■ Given data
----

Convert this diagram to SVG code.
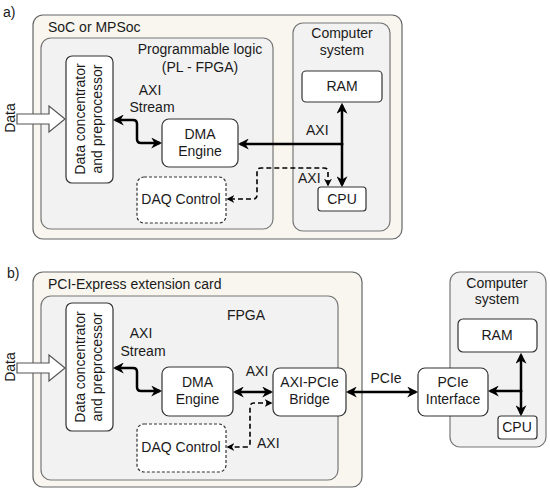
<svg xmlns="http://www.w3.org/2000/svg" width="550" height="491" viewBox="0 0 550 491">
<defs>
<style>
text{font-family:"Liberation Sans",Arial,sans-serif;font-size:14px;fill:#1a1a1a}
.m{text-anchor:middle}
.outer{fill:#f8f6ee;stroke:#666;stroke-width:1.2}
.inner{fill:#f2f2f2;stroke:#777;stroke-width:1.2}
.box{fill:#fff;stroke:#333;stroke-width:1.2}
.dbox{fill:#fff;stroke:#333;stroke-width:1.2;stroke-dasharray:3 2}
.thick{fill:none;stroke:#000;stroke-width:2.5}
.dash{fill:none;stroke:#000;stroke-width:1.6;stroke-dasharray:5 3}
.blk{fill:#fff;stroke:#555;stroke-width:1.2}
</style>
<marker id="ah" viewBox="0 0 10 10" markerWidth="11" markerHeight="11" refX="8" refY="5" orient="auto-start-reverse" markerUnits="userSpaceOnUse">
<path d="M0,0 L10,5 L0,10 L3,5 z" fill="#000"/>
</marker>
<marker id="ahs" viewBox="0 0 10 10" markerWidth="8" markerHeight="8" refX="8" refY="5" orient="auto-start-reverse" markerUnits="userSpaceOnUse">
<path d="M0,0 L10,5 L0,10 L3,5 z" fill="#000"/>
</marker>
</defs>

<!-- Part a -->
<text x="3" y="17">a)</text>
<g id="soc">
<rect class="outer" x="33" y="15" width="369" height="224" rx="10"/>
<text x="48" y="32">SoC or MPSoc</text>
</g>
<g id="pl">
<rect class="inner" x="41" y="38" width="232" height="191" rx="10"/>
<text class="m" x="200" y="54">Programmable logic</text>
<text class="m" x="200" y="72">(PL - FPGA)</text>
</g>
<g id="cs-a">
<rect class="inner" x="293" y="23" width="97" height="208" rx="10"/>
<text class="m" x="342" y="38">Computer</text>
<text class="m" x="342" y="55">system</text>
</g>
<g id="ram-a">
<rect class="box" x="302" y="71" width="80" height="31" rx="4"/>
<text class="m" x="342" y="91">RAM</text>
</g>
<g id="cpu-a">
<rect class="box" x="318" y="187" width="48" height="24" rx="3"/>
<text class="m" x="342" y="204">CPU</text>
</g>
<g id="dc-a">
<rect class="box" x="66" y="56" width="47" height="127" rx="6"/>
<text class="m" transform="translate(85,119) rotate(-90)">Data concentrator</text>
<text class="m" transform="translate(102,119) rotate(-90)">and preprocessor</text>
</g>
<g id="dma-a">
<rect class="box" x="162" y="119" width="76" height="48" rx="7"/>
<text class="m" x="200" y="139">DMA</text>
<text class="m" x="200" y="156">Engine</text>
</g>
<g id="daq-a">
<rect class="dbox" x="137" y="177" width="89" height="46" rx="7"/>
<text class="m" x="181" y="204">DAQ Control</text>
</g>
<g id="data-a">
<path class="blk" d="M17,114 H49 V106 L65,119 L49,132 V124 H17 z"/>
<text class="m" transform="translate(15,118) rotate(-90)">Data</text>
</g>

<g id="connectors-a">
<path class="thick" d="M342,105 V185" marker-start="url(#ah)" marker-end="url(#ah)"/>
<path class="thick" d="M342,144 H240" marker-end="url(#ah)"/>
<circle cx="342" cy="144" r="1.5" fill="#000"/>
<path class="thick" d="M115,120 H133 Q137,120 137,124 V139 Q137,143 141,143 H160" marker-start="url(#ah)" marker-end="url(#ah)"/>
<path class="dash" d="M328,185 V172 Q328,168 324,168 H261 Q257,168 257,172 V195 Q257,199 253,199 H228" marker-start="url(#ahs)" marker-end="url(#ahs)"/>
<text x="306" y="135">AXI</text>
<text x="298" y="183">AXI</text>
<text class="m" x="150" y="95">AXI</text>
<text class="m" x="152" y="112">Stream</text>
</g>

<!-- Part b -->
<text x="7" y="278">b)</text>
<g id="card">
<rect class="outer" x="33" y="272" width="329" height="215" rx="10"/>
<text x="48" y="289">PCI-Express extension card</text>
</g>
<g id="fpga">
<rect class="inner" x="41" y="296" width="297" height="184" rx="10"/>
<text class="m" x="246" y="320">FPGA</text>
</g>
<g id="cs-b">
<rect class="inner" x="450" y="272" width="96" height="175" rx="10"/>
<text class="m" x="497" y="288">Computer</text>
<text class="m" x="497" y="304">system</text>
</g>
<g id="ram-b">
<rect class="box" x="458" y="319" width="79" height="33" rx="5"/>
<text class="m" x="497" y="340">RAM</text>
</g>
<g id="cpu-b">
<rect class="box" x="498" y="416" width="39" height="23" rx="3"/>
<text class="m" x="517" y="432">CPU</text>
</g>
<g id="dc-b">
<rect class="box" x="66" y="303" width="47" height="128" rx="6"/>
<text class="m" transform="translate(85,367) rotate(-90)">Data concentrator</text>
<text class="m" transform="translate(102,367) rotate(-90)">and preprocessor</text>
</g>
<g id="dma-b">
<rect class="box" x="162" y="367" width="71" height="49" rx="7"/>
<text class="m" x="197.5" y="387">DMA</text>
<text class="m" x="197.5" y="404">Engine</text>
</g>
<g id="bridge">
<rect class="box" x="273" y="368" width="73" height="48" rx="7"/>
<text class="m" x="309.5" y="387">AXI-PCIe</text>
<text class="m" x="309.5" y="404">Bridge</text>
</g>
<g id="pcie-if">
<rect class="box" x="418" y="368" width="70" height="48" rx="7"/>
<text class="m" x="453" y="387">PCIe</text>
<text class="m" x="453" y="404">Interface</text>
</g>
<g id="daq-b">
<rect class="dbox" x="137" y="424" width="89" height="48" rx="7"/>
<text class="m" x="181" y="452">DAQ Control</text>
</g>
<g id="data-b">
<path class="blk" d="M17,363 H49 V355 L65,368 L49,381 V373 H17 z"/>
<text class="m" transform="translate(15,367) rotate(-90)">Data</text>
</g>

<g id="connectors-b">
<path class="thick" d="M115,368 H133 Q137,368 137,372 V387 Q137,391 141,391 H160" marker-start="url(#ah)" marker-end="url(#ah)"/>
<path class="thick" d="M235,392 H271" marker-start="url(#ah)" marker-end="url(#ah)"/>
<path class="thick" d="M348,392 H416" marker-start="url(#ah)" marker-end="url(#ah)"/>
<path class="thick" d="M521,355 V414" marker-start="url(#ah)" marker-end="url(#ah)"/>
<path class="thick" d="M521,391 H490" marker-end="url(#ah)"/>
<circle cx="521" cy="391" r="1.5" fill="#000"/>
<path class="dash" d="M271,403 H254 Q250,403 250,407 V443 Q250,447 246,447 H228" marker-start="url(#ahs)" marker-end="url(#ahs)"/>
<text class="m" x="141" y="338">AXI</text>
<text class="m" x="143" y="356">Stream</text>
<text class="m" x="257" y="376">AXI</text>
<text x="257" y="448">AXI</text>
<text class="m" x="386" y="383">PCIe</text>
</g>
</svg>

----

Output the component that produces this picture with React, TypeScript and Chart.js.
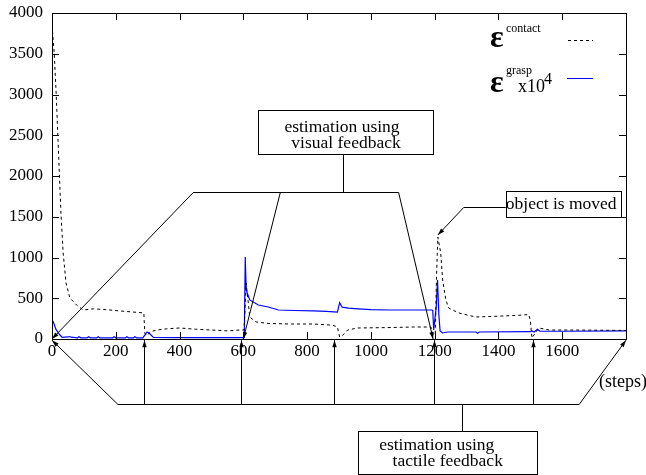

----

■ What you should do
Copy every line of the listing containing the string "this".

■ Right answer
Convert this diagram to SVG code.
Output the component that produces this picture with React, TypeScript and Chart.js.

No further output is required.